Alonzo also supplied talking points to Tennessee's Republican Chuck Fleischmann to use in a session with the head of CBP. After the exchange, Alonzo emailed Perceptics, confirming Fleischmann "asked about CBP's plan to modernize its LPRs as we asked his office to do".

Later, Texas Sen. John Cornyn, included the same Laredo border cargo LPR project and "LPR modernization" projects and figures in two late-2017 Senate immigration bills. Alonzo suggested that Perceptics CEO John Dalton donate money to Cornyn, and Antelo was previously on Cornyn's staff.

In 2014 and 2015, Podesta Group emails said the Podesta staff would "preemptively meet if necessary to ensure LPRs do not get drawn further into the privacy conversation" and about building a "possible coalition against LPR bans". In 2018, Antelo, at Podesta, described meetings with California Democratic congressman Peter Aguilar, Colorado Democratic Sen.
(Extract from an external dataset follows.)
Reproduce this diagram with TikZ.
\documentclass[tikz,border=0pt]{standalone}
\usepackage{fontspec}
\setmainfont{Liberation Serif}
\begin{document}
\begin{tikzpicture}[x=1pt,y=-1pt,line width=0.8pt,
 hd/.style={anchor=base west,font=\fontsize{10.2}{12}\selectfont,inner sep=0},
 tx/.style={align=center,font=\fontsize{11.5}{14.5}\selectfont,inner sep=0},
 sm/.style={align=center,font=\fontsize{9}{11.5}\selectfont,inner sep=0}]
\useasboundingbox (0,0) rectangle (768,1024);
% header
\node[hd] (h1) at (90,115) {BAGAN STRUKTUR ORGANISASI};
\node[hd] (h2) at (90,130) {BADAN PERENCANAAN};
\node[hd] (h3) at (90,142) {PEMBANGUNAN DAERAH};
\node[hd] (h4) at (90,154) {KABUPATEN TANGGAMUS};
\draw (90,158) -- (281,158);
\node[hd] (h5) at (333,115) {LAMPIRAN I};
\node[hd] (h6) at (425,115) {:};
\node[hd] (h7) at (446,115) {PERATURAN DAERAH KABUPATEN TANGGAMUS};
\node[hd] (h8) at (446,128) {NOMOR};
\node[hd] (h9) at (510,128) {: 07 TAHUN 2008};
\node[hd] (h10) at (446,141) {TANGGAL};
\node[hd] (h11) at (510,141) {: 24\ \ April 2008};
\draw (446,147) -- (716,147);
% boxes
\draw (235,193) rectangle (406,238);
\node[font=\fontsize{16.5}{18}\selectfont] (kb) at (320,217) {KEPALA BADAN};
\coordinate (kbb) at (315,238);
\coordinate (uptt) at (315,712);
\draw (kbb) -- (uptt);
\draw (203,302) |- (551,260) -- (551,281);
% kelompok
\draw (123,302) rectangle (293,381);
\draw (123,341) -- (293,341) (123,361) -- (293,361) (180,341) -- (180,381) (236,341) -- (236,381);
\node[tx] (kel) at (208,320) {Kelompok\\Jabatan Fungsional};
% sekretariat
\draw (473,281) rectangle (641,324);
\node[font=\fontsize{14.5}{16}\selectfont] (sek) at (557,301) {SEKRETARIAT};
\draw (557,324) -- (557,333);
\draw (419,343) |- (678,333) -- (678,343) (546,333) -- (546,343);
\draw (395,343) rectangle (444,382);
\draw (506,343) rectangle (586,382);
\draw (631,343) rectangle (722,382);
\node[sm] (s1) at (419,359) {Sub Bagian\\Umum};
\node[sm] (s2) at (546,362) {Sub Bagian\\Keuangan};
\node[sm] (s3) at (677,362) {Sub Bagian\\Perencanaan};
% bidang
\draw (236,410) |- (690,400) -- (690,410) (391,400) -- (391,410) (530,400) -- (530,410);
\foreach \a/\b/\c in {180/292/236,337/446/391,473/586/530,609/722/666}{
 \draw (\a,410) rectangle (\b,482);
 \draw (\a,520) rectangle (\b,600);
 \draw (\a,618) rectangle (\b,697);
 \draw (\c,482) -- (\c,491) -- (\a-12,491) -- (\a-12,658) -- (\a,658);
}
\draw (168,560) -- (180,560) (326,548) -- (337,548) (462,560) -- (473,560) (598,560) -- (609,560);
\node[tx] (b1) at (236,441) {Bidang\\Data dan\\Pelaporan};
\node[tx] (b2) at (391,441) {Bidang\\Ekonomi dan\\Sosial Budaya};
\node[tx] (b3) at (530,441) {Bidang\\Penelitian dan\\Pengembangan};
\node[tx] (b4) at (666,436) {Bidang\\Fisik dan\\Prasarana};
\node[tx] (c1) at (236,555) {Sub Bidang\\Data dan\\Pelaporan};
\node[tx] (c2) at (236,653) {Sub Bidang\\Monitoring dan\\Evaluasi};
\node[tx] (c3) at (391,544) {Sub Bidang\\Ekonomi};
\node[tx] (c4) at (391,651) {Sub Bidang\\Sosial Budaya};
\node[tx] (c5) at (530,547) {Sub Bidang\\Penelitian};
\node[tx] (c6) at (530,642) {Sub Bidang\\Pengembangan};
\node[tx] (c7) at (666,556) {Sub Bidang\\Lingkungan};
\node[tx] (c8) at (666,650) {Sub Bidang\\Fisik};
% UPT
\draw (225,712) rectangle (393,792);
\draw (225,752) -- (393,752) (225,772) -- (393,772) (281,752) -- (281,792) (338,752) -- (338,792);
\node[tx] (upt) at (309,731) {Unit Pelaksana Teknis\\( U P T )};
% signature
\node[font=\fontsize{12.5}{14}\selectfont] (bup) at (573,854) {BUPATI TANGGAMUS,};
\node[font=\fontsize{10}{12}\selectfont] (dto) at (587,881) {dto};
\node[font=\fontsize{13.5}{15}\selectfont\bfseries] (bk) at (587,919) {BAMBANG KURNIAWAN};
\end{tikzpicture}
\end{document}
Michael Bennet, New Jersey Democratic Sen. Bob Menendez.

In February 2020, connections to conservative Texas Democratic Rep. Henry Cuellar were published, tracing his involvement with Perceptics back to at last 2009, through Antelo and Podesta Group. He was described as "our Cuellar firepower" and by Perceptics CEO Dalton as a "friendly congressman". Cuellar was involved in the same "talking points" event as Fleischmann, and Cuellar asked other talking points recommended by Perceptics and lobbyists, with Alonzo emailing a report about Cuellar asking "about pilots going on at Laredo that sound a lot like Perceptics’".

Perceptics and Podesta Group lobbied against competitor Axiompass in 2012, as presentations and reports indicated. A 2014 Podesta Group report identified dozens of PACs connected to politicians to make donations to.